Commissioners discuss future of recycling center
Saying that the recycling center was ripe for financial review while offering a lot of potential, Isabella County’s new administrator asked the board of commissioners to get behind studying the facility’s future.
“In order to go for any type of grant dollars, we would need to have that feasibility study completed,” Nicole Frost told commissioners during her first report as the county’s new administrator. “We need to know the data. To think about a regionalization effort, we need to know the volume of recyclables in our region.
“Those things would come from a feasibility study.”
Commissioners took no formal action, but their words were supportive of the idea. Frank Engler, a District 2 Republican from Chippewa Township, was one.
“There are opportunities there,” said Engler, generally considered the county commission’s expert on recycling. “You probably don’t want it to stay the way it is. There probably does need to be some changes.”
During an interview last week, Frost said that the MRF still operates largely the way it did when it first opened in the early 90s.
“The only thing left from the 90s about recycling is the guilt,” she said in an interview last week.
Such a study would look at the possibility to change the way the MRF operates so that it is easier for waste haulers to bring recycled materials from a larger geography. It would require an up
front investment, but the facility could also bring in additional money.
Currently, waste haulers are paying the facility to drop off materials, which are bundled and sold. Currently, prices for cardboard and plastic are good, owing to the pandemic.
What holds it back is that the way the MRF operates, it requires some pre-sorting of waste.
If haulers could bring everything jumbled together, it could make it a more attractive destination rather than paying to take it to Grand Rapids and other places.

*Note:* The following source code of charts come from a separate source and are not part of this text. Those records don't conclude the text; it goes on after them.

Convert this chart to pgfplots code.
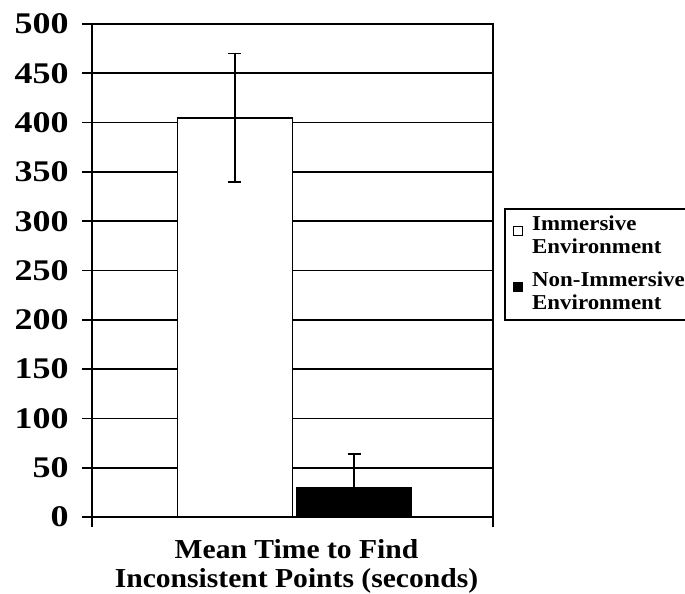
\documentclass[border=0pt]{standalone}
\usepackage{fontspec}
\setmainfont{Liberation Serif}[FakeStretch=1.08]
\newfontfamily\tickfont{Liberation Serif}[FakeStretch=1.2]
\usepackage{pgfplots}
\pgfplotsset{compat=1.18}
\begin{document}
\begin{tikzpicture}
\begin{axis}[
  scale only axis,
  width=200.5pt, height=246.5pt,
  xmin=-1, xmax=1,
  ymin=0, ymax=500,
  ytick={0,50,...,500},
  xtick={-1,1},
  xticklabels={},
  tick pos=left,
  tick align=outside,
  major tick length=5pt,
  tick style={black, line width=0.85pt},
  axis line style={black, line width=0.85pt},
  ymajorgrids,
  grid style={black, line width=0.85pt},
  /pgf/number format/assume math mode=true,
  yticklabel style={font=\tickfont\bfseries\fontsize{15}{15}\selectfont, anchor=east, inner sep=0pt, xshift=-6.5pt},
  xlabel={Mean Time to Find\\Inconsistent Points (seconds)},
  xlabel style={font=\bfseries\fontsize{13.7}{14.5}\selectfont, align=center, inner sep=0pt,
     at={(axis description cs:0.51,0)}, anchor=north, yshift=-11pt},
  ybar=0pt,
  bar width=57.5pt,
  legend style={at={(axis description cs:1.0274,0.6268)}, anchor=north west,
     draw=black, line width=0.8pt, inner xsep=4pt, inner ysep=3.6pt,
     font=\bfseries\fontsize{10.6}{11.5}\selectfont,
     cells={align=left, anchor=west},
     nodes={inner sep=0pt},
     row sep=7.6pt,
     /tikz/every odd column/.append style={column sep=4.5pt}},
  legend image code/.code={\draw[#1, line width=0.6pt] (0pt,0.4pt) rectangle (4.6pt,5pt);},
  error bars/y dir=both,
  error bars/y explicit,
  error bars/error bar style={black, line width=0.8pt},
  error bars/error mark options={rotate=90, mark size=3.25pt, line width=0.8pt, black},
]
\addplot[draw=black, fill=white, line width=0.9pt, bar shift=-28.75pt] coordinates {(0,405) +- (0,65)};
\addlegendentry{Immersive\\Environment}
\addplot[draw=black, fill=black, line width=0.9pt, bar shift=30.75pt] coordinates {(0,30) +- (0,34)};
\addlegendentry{Non-Immersive\\Environment}
\end{axis}
\pgfresetboundingbox
\path[use as bounding box] (-46pt,-38.5pt) rectangle (296.5pt,258.5pt);
\end{tikzpicture}
\end{document}
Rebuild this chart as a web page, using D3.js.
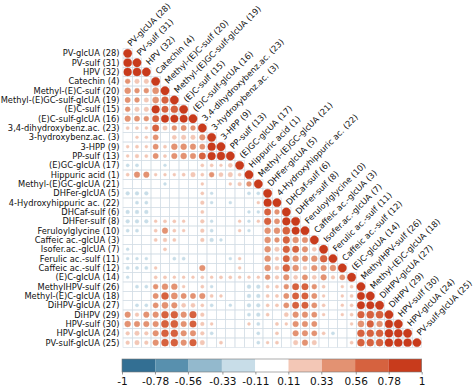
<!DOCTYPE html>
<html>
<head>
<meta charset="utf-8">
<script src="https://cdn.jsdelivr.net/npm/d3@7"></script>
<style>
  body { margin: 0; background: #fff; }
  text { font-family: "DejaVu Sans", sans-serif; fill: #111; }
</style>
</head>
<body>
<div id="chart"></div>
<script>
// variable names, same order for rows and the diagonal
const variables = [
  "PV-glcUA (28)", "PV-sulf (31)", "HPV (32)", "Catechin (4)",
  "Methyl-(E)C-sulf (20)", "Methyl-(E)GC-sulf-glcUA (19)", "(E)C-sulf (15)",
  "(E)C-sulf-glcUA (16)", "3,4-dihydroxybenz.ac. (23)", "3-hydroxybenz.ac. (3)",
  "3-HPP (9)", "PP-sulf (13)", "(E)GC-glcUA (17)", "Hippuric acid (1)",
  "Methyl-(E)GC-glcUA (21)", "DHFer-glcUA (5)", "4-Hydroxyhippuric ac. (22)",
  "DHCaf-sulf (6)", "DHFer-sulf (8)", "Feruloylglycine (10)", "Caffeic ac.-glcUA (3)",
  "Isofer.ac.-glcUA (7)", "Ferulic ac.-sulf (11)", "Caffeic ac.-sulf (12)",
  "(E)C-glcUA (14)", "MethylHPV-sulf (26)", "Methyl-(E)C-glcUA (18)",
  "DiHPV-glcUA (27)", "DiHPV (29)", "HPV-sulf (30)", "HPV-glcUA (24)", "PV-sulf-glcUA (25)"
];

// lower triangle of the correlation matrix, row by row (diagonal = 1)
const corrRows = [
  [1],
  [0.93, 1],
  [0.88, 0.9, 1],
  [0.35, 0.3, 0.3, 1],
  [0.5, 0.35, 0.35, 0.55, 1],
  [0.4, 0.35, 0.3, 0.55, 0.65, 1],
  [0.35, 0.3, 0.3, 0.85, 0.6, 0.7, 1],
  [0.45, 0.4, 0.35, 0.6, 0.8, 0.8, 0.8, 1],
  [0.15, 0.15, 0.12, 0.6, 0.3, 0.35, 0.4, 0.35, 1],
  [0, 0.12, 0.12, 0.4, 0, 0.25, 0.3, 0.3, 0.45, 1],
  [0.12, 0.15, 0.12, 0.4, 0.15, 0.5, 0.5, 0.45, 0.4, 0.85, 1],
  [0.12, 0.2, 0.15, 0.4, 0.15, 0.45, 0.5, 0.45, 0.6, 0.85, 0.88, 1],
  [-0.15, -0.15, 0, 0, -0.12, 0, 0, 0, 0.15, 0.15, 0.12, 0.25, 1],
  [0.15, 0.45, 0.45, 0.12, 0.12, 0.12, 0.15, 0.3, 0.15, 0.35, 0.25, 0.3, 0.15, 1],
  [0, 0, 0, 0, -0.12, 0, 0, 0, 0.12, 0, 0, 0.12, 0.2, 0.35, 1],
  [-0.2, -0.2, -0.2, 0, 0, 0, 0, 0, 0.15, -0.12, 0, 0, 0, -0.15, -0.15, 1],
  [0, -0.15, -0.15, 0, 0, 0, 0, 0, 0.2, -0.12, 0, -0.12, 0, 0, 0.12, 0.85, 1],
  [-0.2, -0.2, -0.2, 0, 0, 0, 0, 0, 0.15, 0, 0, 0, 0, -0.12, -0.12, 0.6, 0.35, 1],
  [-0.2, -0.2, -0.2, 0.12, 0.15, 0.15, 0.12, 0, 0.2, -0.12, 0, 0, 0.12, -0.12, 0.12, 0.65, 0.4, 0.85, 1],
  [-0.15, -0.15, 0, 0.15, 0.45, 0.15, 0.12, 0, 0.2, -0.15, 0, 0, 0.12, -0.12, 0, 0.5, 0.5, 0.75, 0.8, 1],
  [0, 0, 0, 0.15, 0.2, 0.15, 0, 0, 0.2, -0.2, -0.12, 0, 0, 0, 0, 0.5, 0.35, 0.65, 0.5, 0.45, 1],
  [-0.12, 0, 0, 0, 0.15, 0, 0, 0, 0, 0, 0, 0, 0, 0, 0, 0.5, 0.3, 0.65, 0.6, 0.45, 0.25, 1],
  [-0.12, -0.12, -0.12, 0, 0, -0.15, -0.15, 0, 0, 0, 0, -0.12, 0.12, 0, 0, 0.5, 0.2, 0.6, 0.5, 0.45, 0.5, 0.7, 1],
  [-0.15, -0.15, -0.15, 0.12, 0, 0, 0, 0, 0.45, 0, 0, 0, 0.12, 0, 0, 0.5, 0.25, 0.7, 0.5, 0.25, 0.45, 0.45, 0.5, 1],
  [-0.12, 0, 0, 0.15, 0.15, 0.12, 0.12, 0.12, 0.15, 0.12, 0.15, 0.15, 0.12, 0.12, 0.12, 0.35, 0.2, 0.45, 0.25, 0.4, 0.25, 0.45, 0.2, 0.4, 1],
  [0, -0.15, -0.15, 0.35, 0.5, 0.5, 0.12, 0, 0.15, -0.12, 0, 0, 0, -0.2, -0.2, 0.15, 0.15, 0.35, 0.6, 0.6, 0.35, 0.15, 0, 0.12, 0.15, 1],
  [0, 0, 0, 0.4, 0.7, 0.55, 0.4, 0.4, 0.45, 0.15, 0.12, 0, 0, -0.2, -0.2, 0.15, 0.15, 0.4, 0.6, 0.6, 0.4, 0.12, 0, 0.12, 0.15, 0.8, 1],
  [0, -0.15, -0.15, 0.4, 0.55, 0.45, 0.25, 0.25, 0.15, -0.15, 0, -0.12, 0, -0.2, -0.2, 0.15, 0.15, 0.4, 0.6, 0.6, 0.4, 0.15, 0, 0.12, 0.15, 0.8, 0.8, 1],
  [0.45, 0.2, 0.45, 0.45, 0.7, 0.7, 0.45, 0.65, 0.2, 0, 0, 0, 0, -0.15, -0.2, 0.15, 0, 0.25, 0.45, 0.45, 0.4, 0.12, 0, 0.12, 0.15, 0.65, 0.75, 0.75, 1],
  [0.5, 0.45, 0.45, 0.45, 0.75, 0.75, 0.45, 0.6, 0.2, 0.12, 0, 0, 0, 0.12, -0.15, 0, 0.15, 0.12, 0.45, 0.45, 0.4, 0, 0, 0, 0.12, 0.55, 0.65, 0.5, 0.85, 1],
  [0.2, 0.3, 0.2, 0.45, 0.7, 0.7, 0.45, 0.45, 0.2, -0.15, 0, 0, 0, 0, -0.15, 0, 0.15, 0, 0.45, 0.45, 0.4, 0.15, -0.15, 0, 0, 0.7, 0.7, 0.7, 0.9, 0.9, 1],
  [0.2, 0.3, 0.2, 0.45, 0.7, 0.7, 0.45, 0.65, 0.3, 0, 0.15, 0, 0, 0, -0.15, 0.12, 0.15, 0, 0.3, 0.45, 0.3, 0, 0, 0, 0.15, 0.7, 0.7, 0.7, 0.9, 0.9, 0.9, 1]
];

// colour bins of the legend, from -1 to 1
const binColors = ["#336f93", "#5890ae", "#93b9cd", "#c8dde8", "#ffffff",
                   "#f3c7b6", "#e39272", "#d6623f", "#c83b1c"];
const legendTicks = [-1, -0.78, -0.56, -0.33, -0.11, 0.11, 0.33, 0.56, 0.78, 1];

const W = 474, H = 391;
const svg = d3.select("#chart").append("svg")
    .attr("width", W)
    .attr("height", H);

// grid scales
const x = d3.scaleBand().domain(variables).range([123, 421.6]);
const y = d3.scaleBand().domain(variables).range([48.7, 347.3]);
const bw = x.bandwidth();
const radius = d3.scaleSqrt().domain([0, 1]).range([0, 0.45 * bw]);
const color = d3.scaleQuantize().domain([-1, 1]).range(binColors);

// flatten lower triangle into cells
const cells = [];
corrRows.forEach((row, i) => {
    row.forEach((v, j) => cells.push({row: variables[i], col: variables[j], value: v}));
});

// cell borders
svg.append("g")
    .selectAll("rect")
    .data(cells)
    .join("rect")
    .attr("x", d => x(d.col))
    .attr("y", d => y(d.row))
    .attr("width", bw)
    .attr("height", bw)
    .attr("fill", "none")
    .attr("stroke", "#d3dde5")
    .attr("stroke-width", 0.6);

// circles
svg.append("g")
    .selectAll("circle")
    .data(cells.filter(d => d.value !== 0))
    .join("circle")
    .attr("cx", d => x(d.col) + bw / 2)
    .attr("cy", d => y(d.row) + bw / 2)
    .attr("r", d => radius(Math.abs(d.value)))
    .attr("fill", d => color(d.value))
    .attr("stroke", d => color(d.value))
    .attr("stroke-width", 0.4);

// row labels on the left
svg.append("g")
    .selectAll("text")
    .data(variables)
    .join("text")
    .attr("x", 119.5)
    .attr("y", d => y(d) + bw / 2)
    .attr("dy", "0.36em")
    .attr("text-anchor", "end")
    .style("font-size", "8.3px")
    .text(d => d);

// diagonal labels, starting just above-right of each diagonal circle
svg.append("g")
    .selectAll("text")
    .data(variables)
    .join("text")
    .attr("transform", d => `translate(${x(d) + bw * 0.85},${y(d) - bw * 0.2}) rotate(-45)`)
    .attr("text-anchor", "start")
    .style("font-size", "8.3px")
    .text(d => d);

// colour legend
const lx = d3.scaleLinear().domain([-1, 1]).range([122, 421.7]);
const bins = binColors.map((c, i) => ({c: c, x0: -1 + i * 2 / 9, x1: -1 + (i + 1) * 2 / 9}));
const legend = svg.append("g");
legend.selectAll("rect")
    .data(bins)
    .join("rect")
    .attr("x", d => lx(d.x0))
    .attr("y", 359)
    .attr("width", d => lx(d.x1) - lx(d.x0))
    .attr("height", 13)
    .attr("fill", d => d.c);
legend.append("rect")
    .attr("x", lx(-1))
    .attr("y", 359)
    .attr("width", lx(1) - lx(-1))
    .attr("height", 13)
    .attr("fill", "none")
    .attr("stroke", "#777")
    .attr("stroke-width", 0.6);

const axis = legend.append("g")
    .attr("transform", "translate(0,372)")
    .call(d3.axisBottom(lx)
        .tickValues(legendTicks)
        .tickFormat(d => String(d))
        .tickSize(2.5)
        .tickPadding(3));
axis.select(".domain").remove();
axis.selectAll("line").attr("stroke", "#555").attr("stroke-width", 0.6);
axis.selectAll("text")
    .style("font-size", "10.5px")
    .style("font-family", "DejaVu Sans, sans-serif")
    .attr("fill", "#111");
</script>
</body>
</html>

It would also help the county from a budget standpoint. Last year, Isabella County subsidized MRF operations with $450,000 from its general fund. County Commission Vice Chairman Jim Horton, a District 4 Republican from Union Township, said that amount has increased over the years.
During her presentation, Frost asked if commissioners should stand an ad hoc committee to handle
it. During his comments, Horton said that the existing committee structure offered an appropriate framework.
“You already have a group together subject to Open Meetings (Act), things like that,” he said. “I really like the idea of doing that.”
The MRF is jointly owned by the county and Mt. Pleasant, although its employees fall under the county.